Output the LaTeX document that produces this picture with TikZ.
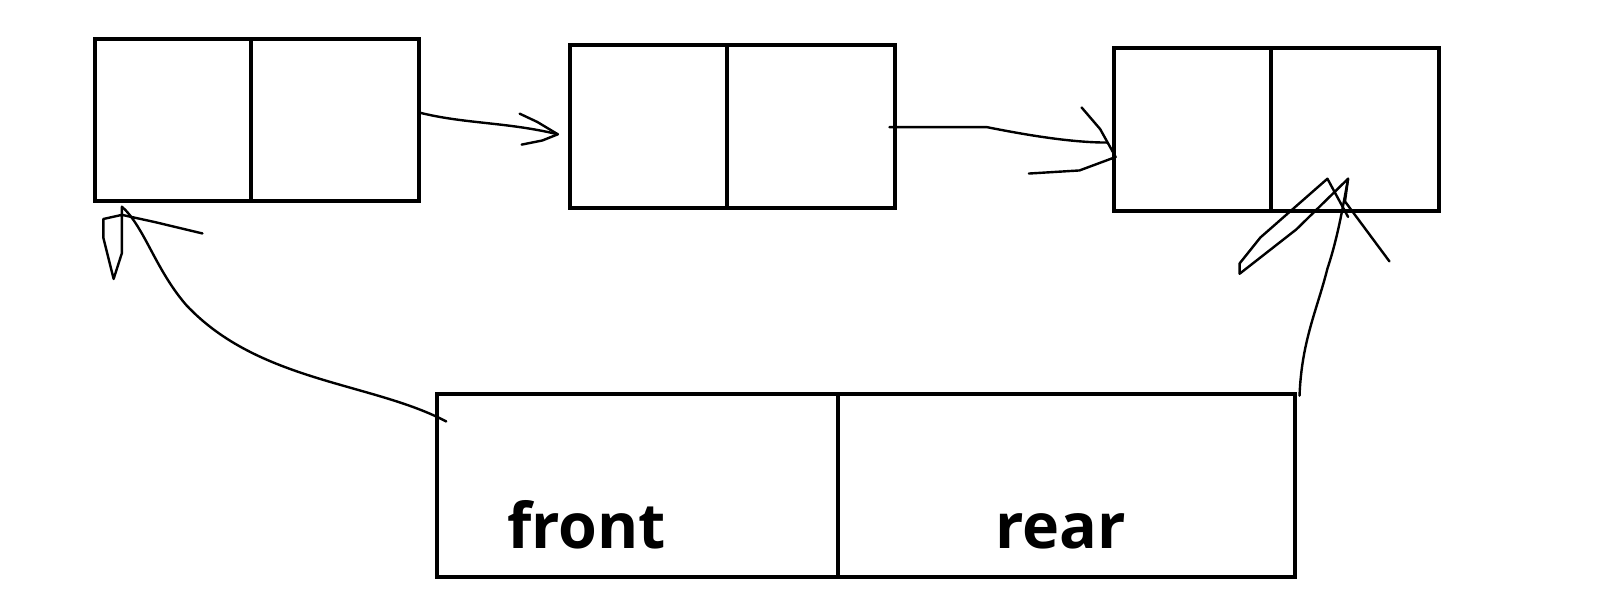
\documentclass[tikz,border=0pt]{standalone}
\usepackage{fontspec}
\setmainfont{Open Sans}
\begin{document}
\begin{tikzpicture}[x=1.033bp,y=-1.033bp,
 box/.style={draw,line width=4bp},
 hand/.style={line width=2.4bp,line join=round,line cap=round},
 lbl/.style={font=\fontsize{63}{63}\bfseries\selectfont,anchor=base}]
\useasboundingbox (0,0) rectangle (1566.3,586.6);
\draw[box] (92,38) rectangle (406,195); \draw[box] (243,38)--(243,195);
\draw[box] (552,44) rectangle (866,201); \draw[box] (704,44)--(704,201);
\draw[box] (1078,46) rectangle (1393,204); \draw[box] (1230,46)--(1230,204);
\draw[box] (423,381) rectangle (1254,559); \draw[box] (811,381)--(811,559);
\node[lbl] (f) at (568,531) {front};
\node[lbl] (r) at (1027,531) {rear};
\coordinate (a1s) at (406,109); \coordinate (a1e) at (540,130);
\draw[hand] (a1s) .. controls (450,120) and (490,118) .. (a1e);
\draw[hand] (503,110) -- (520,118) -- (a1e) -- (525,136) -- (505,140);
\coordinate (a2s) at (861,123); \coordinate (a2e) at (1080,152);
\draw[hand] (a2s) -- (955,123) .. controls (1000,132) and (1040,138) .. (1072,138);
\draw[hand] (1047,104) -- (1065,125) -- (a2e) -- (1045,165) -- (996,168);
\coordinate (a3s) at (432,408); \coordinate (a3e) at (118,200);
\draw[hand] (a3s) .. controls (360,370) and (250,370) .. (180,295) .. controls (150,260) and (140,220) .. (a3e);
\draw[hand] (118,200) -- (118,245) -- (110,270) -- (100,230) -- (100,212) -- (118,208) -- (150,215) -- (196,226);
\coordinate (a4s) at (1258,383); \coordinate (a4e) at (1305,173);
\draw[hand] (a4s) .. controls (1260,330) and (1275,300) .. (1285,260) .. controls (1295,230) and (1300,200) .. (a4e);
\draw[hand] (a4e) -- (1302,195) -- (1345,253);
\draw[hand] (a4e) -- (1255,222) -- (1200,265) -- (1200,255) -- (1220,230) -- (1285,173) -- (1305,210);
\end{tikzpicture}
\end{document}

---

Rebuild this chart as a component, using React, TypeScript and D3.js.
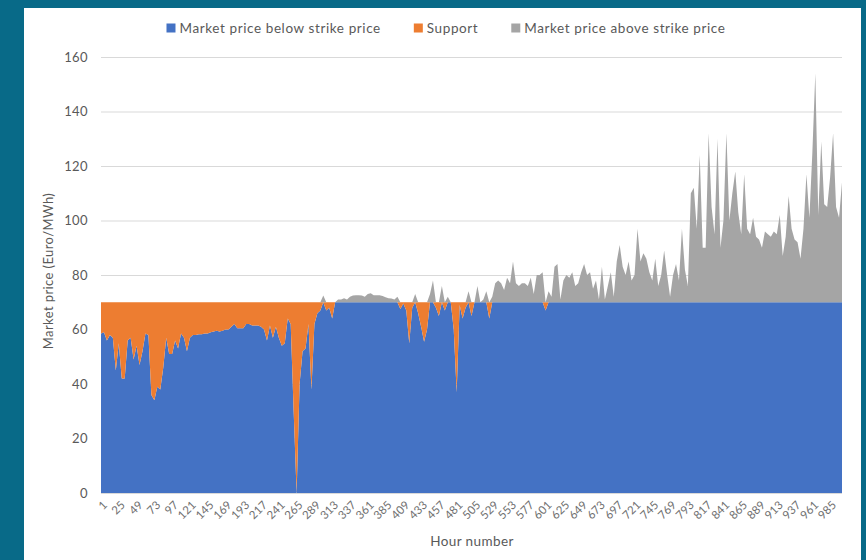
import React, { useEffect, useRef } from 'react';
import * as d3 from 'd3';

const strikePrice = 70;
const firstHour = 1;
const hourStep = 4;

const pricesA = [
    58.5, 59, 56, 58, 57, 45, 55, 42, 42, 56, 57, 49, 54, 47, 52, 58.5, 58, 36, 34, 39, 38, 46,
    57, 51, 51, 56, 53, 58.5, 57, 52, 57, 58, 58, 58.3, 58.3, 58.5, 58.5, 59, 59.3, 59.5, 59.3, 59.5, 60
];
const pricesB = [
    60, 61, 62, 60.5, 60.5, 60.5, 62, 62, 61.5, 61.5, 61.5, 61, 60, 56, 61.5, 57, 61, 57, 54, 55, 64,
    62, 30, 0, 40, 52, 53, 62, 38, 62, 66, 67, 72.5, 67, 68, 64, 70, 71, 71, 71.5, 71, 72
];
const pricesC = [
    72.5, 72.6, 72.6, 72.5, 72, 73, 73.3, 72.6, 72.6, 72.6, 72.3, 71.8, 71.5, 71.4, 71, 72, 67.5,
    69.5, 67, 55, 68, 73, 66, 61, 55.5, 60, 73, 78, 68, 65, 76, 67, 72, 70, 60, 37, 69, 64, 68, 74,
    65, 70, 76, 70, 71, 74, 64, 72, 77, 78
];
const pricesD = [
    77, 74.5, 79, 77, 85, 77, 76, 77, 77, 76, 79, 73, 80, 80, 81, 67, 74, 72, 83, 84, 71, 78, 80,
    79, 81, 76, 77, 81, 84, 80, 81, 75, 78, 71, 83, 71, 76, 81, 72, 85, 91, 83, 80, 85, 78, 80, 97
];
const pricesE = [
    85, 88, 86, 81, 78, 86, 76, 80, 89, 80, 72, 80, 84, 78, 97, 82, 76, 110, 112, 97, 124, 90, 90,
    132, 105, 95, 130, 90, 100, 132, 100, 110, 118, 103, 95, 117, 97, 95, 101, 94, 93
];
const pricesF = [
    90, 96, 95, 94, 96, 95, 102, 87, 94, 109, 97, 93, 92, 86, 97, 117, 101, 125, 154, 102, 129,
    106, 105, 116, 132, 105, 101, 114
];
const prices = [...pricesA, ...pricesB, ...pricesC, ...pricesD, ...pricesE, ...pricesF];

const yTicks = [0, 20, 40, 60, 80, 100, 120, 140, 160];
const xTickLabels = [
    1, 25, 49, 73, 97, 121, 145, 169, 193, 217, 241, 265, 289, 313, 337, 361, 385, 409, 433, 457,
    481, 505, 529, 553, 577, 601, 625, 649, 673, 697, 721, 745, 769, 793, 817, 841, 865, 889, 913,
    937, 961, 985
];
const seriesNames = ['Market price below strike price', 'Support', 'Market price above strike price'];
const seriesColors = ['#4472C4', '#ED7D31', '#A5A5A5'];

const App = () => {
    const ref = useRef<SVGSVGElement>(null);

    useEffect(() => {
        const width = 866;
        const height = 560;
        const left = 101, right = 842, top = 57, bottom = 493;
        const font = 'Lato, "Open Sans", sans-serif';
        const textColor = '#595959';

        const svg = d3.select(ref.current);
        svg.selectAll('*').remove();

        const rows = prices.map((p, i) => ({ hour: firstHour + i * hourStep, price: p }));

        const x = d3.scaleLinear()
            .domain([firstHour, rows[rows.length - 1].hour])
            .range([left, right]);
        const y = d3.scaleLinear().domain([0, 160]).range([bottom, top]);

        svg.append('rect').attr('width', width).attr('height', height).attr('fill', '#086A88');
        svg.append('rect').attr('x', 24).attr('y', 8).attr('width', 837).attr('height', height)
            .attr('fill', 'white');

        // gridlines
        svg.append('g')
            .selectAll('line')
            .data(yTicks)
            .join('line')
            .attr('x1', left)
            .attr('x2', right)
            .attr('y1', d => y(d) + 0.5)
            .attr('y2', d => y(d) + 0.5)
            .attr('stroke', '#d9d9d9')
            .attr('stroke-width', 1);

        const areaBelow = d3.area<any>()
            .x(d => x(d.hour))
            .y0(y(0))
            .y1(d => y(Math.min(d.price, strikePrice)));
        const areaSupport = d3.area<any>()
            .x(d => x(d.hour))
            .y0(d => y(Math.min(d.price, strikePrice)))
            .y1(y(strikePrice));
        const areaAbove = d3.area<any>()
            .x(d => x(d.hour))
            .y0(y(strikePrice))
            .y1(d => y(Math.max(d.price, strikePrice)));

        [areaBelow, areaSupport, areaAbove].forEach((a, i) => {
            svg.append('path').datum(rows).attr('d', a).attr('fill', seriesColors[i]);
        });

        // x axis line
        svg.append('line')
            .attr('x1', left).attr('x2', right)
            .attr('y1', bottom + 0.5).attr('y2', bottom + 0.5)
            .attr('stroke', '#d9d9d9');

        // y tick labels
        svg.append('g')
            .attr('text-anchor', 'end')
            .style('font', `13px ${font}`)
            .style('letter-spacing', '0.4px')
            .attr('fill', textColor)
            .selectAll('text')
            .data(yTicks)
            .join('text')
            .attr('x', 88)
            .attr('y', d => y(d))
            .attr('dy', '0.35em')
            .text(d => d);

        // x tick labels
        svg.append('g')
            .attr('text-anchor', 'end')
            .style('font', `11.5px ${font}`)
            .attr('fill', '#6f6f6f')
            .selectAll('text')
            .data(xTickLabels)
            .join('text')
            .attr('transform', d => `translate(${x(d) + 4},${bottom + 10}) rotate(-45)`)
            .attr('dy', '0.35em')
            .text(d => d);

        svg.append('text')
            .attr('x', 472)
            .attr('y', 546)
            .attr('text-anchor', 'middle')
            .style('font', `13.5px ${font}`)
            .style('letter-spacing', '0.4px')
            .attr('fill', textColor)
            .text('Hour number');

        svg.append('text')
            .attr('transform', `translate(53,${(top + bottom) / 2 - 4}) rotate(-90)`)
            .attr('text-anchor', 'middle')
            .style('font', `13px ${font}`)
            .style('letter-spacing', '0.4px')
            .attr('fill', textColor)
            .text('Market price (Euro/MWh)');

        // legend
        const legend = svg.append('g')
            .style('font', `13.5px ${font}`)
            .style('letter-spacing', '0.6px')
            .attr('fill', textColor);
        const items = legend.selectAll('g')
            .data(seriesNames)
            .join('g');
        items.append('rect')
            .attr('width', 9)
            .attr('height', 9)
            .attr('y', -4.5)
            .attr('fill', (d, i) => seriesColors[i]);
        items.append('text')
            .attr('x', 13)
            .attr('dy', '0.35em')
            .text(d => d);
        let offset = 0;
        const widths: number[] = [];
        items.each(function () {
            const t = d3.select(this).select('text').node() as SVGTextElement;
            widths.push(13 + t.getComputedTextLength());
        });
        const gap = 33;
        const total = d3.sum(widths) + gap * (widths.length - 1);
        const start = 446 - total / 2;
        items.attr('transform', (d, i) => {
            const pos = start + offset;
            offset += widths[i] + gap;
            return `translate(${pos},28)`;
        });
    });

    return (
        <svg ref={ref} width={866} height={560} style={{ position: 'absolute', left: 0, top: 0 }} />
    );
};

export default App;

▸ REQUIREMENT: Show every line from the entries above in which the word "React" appears.

▸ PROBLEM SOLUTION:
Rebuild this chart as a component, using React, TypeScript and D3.js.
import React, { useEffect, useRef } from 'react';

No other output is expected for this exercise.